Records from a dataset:
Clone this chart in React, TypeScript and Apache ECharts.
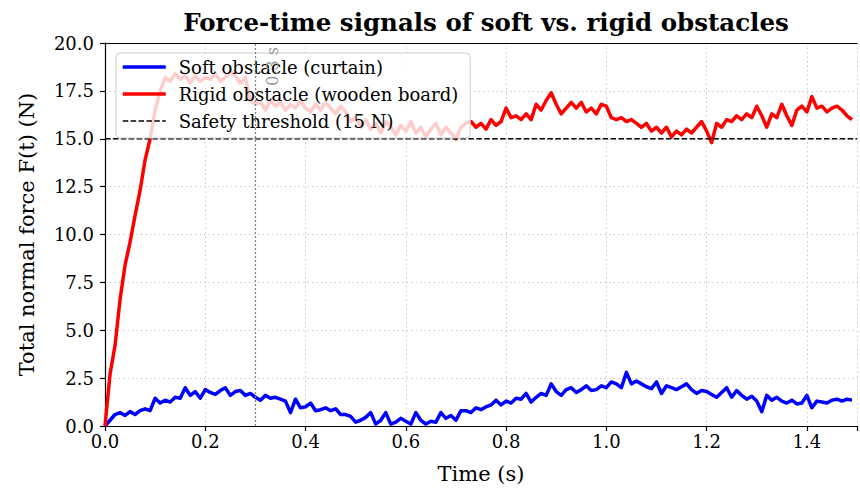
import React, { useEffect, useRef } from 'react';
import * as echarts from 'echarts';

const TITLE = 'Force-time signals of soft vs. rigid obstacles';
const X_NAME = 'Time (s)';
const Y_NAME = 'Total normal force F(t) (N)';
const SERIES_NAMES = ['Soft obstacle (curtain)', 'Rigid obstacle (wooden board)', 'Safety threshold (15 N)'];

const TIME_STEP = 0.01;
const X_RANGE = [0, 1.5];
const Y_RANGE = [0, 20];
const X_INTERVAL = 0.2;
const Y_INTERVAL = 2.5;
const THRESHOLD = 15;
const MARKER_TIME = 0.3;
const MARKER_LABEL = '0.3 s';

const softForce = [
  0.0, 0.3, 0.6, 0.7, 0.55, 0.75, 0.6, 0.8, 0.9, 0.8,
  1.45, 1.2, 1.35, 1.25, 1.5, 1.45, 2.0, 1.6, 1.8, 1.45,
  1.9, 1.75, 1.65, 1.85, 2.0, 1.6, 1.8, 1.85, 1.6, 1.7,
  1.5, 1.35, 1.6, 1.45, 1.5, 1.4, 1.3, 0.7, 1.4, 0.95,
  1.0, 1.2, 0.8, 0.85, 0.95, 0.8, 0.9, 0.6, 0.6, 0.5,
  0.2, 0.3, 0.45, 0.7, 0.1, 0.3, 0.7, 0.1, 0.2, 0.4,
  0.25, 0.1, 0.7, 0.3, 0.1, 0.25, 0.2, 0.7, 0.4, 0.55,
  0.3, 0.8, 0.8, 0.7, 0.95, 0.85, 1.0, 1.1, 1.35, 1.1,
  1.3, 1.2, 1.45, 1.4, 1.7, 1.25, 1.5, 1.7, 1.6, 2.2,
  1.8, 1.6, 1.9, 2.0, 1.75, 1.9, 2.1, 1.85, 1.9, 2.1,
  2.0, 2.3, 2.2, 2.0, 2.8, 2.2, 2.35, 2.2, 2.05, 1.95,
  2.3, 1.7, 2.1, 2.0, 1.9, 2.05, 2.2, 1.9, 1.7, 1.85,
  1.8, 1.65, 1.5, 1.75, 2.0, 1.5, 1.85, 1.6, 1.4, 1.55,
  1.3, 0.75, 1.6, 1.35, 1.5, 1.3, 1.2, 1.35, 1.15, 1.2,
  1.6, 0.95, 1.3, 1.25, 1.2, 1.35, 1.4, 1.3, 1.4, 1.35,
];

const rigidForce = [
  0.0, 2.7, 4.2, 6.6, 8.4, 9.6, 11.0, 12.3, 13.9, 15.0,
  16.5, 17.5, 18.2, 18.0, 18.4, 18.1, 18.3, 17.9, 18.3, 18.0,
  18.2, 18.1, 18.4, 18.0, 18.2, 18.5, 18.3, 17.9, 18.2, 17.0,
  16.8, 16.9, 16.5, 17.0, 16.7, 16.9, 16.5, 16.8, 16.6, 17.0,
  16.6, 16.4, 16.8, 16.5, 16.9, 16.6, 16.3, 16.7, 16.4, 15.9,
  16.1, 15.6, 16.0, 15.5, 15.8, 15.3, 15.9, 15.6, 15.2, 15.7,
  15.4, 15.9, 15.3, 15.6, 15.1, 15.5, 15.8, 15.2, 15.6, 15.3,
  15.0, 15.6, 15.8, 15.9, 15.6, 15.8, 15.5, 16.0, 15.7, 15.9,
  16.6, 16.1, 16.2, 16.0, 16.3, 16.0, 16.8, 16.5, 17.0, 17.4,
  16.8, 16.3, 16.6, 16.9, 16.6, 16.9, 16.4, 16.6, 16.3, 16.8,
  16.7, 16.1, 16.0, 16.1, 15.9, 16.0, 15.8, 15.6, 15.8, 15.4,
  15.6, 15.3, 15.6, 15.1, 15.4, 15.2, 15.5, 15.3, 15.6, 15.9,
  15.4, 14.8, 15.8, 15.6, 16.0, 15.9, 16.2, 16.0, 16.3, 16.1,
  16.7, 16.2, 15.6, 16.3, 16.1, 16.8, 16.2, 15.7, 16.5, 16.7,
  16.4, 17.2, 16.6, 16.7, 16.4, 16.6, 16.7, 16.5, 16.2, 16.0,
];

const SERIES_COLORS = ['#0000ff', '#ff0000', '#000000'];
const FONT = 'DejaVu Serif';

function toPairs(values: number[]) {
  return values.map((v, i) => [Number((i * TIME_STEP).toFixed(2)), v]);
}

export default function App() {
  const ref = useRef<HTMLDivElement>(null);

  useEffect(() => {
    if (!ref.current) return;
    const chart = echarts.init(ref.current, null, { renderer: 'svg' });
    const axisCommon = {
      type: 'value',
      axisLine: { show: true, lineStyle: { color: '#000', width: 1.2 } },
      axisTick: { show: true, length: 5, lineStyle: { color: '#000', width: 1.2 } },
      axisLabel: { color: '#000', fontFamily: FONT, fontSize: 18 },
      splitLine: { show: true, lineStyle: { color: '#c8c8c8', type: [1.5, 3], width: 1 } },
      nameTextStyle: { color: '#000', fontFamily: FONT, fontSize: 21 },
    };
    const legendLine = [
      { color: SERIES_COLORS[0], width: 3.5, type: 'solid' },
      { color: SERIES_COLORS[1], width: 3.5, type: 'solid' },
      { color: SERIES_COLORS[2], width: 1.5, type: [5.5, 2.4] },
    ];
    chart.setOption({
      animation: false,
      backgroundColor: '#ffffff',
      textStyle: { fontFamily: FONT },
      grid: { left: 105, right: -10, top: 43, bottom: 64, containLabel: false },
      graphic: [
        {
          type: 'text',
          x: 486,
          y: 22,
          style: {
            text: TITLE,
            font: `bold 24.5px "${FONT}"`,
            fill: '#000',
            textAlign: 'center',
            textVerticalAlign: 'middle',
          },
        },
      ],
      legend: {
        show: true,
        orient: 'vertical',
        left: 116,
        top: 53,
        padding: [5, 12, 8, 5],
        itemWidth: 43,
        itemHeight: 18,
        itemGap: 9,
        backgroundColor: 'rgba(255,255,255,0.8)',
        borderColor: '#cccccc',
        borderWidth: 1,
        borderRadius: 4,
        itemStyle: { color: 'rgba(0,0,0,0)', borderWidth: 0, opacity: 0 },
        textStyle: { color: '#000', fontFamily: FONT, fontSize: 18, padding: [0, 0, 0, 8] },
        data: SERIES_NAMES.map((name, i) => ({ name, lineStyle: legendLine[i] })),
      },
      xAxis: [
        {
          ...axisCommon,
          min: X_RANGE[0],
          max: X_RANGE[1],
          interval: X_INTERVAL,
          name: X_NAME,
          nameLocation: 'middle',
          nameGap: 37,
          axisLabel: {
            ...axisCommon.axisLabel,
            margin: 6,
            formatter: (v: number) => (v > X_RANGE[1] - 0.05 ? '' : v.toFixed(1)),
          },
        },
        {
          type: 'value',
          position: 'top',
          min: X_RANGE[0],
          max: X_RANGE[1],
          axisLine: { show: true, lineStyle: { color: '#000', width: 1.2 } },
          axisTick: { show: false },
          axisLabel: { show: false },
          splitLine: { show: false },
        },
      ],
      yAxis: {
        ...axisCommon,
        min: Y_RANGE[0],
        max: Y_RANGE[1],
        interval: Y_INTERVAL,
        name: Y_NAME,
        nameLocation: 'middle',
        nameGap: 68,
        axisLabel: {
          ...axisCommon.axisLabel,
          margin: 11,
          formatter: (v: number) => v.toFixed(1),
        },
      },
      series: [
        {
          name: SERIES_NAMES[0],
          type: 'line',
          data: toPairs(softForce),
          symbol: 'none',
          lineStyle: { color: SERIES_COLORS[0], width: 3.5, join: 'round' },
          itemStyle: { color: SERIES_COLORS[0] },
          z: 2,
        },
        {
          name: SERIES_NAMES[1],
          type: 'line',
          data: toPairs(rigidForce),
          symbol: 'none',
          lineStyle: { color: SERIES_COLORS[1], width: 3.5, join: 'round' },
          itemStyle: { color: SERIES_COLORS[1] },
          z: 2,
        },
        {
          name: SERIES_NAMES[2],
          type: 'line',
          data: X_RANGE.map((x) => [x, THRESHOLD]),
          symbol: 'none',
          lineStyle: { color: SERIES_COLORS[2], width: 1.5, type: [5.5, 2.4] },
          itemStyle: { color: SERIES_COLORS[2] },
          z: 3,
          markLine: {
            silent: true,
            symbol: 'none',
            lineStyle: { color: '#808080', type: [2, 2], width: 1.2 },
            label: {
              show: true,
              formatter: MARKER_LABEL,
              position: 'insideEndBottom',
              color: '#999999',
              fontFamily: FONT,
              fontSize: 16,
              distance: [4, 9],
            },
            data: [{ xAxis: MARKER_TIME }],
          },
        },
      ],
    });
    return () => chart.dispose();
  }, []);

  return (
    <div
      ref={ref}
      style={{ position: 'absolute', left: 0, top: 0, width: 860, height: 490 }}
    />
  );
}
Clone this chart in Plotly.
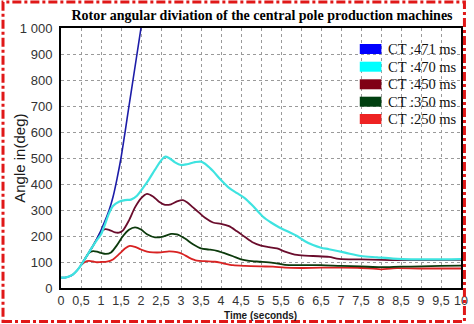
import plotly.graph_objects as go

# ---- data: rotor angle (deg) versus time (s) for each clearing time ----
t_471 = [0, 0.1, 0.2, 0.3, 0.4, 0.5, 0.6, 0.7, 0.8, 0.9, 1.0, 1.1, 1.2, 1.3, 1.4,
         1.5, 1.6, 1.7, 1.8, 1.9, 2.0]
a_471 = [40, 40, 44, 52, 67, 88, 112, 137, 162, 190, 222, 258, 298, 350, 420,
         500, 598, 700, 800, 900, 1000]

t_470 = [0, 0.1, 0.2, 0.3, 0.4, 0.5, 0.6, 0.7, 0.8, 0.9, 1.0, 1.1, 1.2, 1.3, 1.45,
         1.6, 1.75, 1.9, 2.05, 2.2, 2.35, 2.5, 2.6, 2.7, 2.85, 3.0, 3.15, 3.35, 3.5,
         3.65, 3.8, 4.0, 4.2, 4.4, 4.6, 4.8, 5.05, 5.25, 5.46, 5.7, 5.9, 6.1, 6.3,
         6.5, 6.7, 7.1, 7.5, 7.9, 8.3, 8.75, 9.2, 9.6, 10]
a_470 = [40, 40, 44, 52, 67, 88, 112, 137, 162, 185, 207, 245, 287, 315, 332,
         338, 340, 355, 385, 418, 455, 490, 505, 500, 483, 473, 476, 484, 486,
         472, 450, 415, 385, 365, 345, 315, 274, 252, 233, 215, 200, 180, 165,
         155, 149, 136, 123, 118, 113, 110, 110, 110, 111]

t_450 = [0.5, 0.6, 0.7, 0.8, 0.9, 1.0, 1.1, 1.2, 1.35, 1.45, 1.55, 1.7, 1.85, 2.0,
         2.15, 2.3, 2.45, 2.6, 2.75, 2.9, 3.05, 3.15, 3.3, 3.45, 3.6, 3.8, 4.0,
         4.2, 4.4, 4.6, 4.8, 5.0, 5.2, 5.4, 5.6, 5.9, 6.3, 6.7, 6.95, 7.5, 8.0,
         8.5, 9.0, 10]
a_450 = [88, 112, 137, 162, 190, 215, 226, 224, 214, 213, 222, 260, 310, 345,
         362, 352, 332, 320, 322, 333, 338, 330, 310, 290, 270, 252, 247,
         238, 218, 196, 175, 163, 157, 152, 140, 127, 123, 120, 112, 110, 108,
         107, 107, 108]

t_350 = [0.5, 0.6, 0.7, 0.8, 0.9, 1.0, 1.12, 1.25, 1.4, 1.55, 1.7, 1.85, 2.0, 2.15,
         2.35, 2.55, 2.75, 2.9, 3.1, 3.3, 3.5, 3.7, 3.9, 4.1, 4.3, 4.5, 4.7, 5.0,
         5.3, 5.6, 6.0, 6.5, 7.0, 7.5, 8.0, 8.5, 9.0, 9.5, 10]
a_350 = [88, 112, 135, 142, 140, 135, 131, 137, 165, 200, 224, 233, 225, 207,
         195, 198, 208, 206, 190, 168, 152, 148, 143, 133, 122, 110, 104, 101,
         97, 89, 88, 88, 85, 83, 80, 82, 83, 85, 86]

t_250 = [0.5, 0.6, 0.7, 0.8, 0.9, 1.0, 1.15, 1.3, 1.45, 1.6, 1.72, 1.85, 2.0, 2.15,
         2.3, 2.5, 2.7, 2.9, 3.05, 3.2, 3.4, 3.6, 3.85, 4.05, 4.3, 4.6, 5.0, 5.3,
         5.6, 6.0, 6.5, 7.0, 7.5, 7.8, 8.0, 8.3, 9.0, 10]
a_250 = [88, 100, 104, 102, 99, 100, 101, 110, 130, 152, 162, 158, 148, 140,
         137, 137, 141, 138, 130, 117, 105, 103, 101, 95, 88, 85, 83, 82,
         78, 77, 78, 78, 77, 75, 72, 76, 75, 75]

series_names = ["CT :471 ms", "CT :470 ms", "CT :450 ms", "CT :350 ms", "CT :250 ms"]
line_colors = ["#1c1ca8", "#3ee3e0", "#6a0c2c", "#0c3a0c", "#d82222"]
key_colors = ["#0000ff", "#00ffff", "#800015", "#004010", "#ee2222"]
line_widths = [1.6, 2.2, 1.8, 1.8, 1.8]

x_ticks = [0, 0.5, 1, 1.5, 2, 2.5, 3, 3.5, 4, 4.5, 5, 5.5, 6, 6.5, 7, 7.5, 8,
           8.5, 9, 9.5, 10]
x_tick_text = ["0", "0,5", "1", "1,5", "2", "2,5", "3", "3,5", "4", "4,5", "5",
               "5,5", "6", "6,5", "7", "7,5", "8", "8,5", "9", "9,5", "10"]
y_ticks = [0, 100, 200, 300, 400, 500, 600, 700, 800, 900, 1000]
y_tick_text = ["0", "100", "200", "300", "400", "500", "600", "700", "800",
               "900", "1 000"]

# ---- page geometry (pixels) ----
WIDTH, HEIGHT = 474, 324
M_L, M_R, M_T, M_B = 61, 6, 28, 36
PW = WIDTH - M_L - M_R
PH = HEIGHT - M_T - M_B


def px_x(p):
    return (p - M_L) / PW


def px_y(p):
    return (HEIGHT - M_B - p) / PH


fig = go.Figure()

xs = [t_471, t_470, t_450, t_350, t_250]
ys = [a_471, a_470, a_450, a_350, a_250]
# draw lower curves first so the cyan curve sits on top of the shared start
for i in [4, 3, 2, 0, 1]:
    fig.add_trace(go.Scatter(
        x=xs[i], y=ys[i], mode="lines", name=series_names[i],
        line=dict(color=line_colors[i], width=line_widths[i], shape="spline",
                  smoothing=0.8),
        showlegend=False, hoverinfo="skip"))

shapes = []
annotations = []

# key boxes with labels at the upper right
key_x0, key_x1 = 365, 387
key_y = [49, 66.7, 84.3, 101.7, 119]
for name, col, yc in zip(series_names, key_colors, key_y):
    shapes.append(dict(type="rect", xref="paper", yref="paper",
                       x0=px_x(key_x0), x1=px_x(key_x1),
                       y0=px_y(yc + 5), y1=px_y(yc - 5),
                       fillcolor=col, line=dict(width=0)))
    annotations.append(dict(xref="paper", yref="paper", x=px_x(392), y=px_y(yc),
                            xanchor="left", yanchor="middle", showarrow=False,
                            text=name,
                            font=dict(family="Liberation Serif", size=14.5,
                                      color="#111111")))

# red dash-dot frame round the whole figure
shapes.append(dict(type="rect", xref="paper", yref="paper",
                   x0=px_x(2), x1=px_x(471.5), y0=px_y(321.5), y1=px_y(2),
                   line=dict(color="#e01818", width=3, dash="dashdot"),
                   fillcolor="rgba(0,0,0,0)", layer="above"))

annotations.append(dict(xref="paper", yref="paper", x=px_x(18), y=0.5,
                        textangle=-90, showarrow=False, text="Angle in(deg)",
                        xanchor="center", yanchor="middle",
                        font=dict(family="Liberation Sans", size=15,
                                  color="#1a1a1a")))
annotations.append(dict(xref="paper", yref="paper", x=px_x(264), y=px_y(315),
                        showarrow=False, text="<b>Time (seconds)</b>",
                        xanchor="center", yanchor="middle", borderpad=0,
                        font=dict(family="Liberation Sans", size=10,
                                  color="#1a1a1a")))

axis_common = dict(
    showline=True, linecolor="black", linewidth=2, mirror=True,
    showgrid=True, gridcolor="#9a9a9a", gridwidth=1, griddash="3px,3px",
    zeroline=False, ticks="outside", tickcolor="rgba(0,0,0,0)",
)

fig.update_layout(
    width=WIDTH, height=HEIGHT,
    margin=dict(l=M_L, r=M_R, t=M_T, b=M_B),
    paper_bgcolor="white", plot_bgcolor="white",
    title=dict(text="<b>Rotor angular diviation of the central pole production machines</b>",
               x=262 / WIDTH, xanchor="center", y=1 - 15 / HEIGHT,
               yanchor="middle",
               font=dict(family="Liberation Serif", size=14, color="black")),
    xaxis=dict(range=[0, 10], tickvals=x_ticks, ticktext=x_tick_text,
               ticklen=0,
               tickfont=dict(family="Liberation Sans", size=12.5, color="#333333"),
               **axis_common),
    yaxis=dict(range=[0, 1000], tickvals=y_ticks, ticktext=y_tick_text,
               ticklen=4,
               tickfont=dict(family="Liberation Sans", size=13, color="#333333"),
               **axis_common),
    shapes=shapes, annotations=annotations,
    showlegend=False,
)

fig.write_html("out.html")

PROBLEM TO WORK ON: Look through the data and gather every line with the string "React" in it.

THE REPLY:
Clone this chart in React, TypeScript and Apache ECharts.
import React, { useEffect, useRef } from 'react';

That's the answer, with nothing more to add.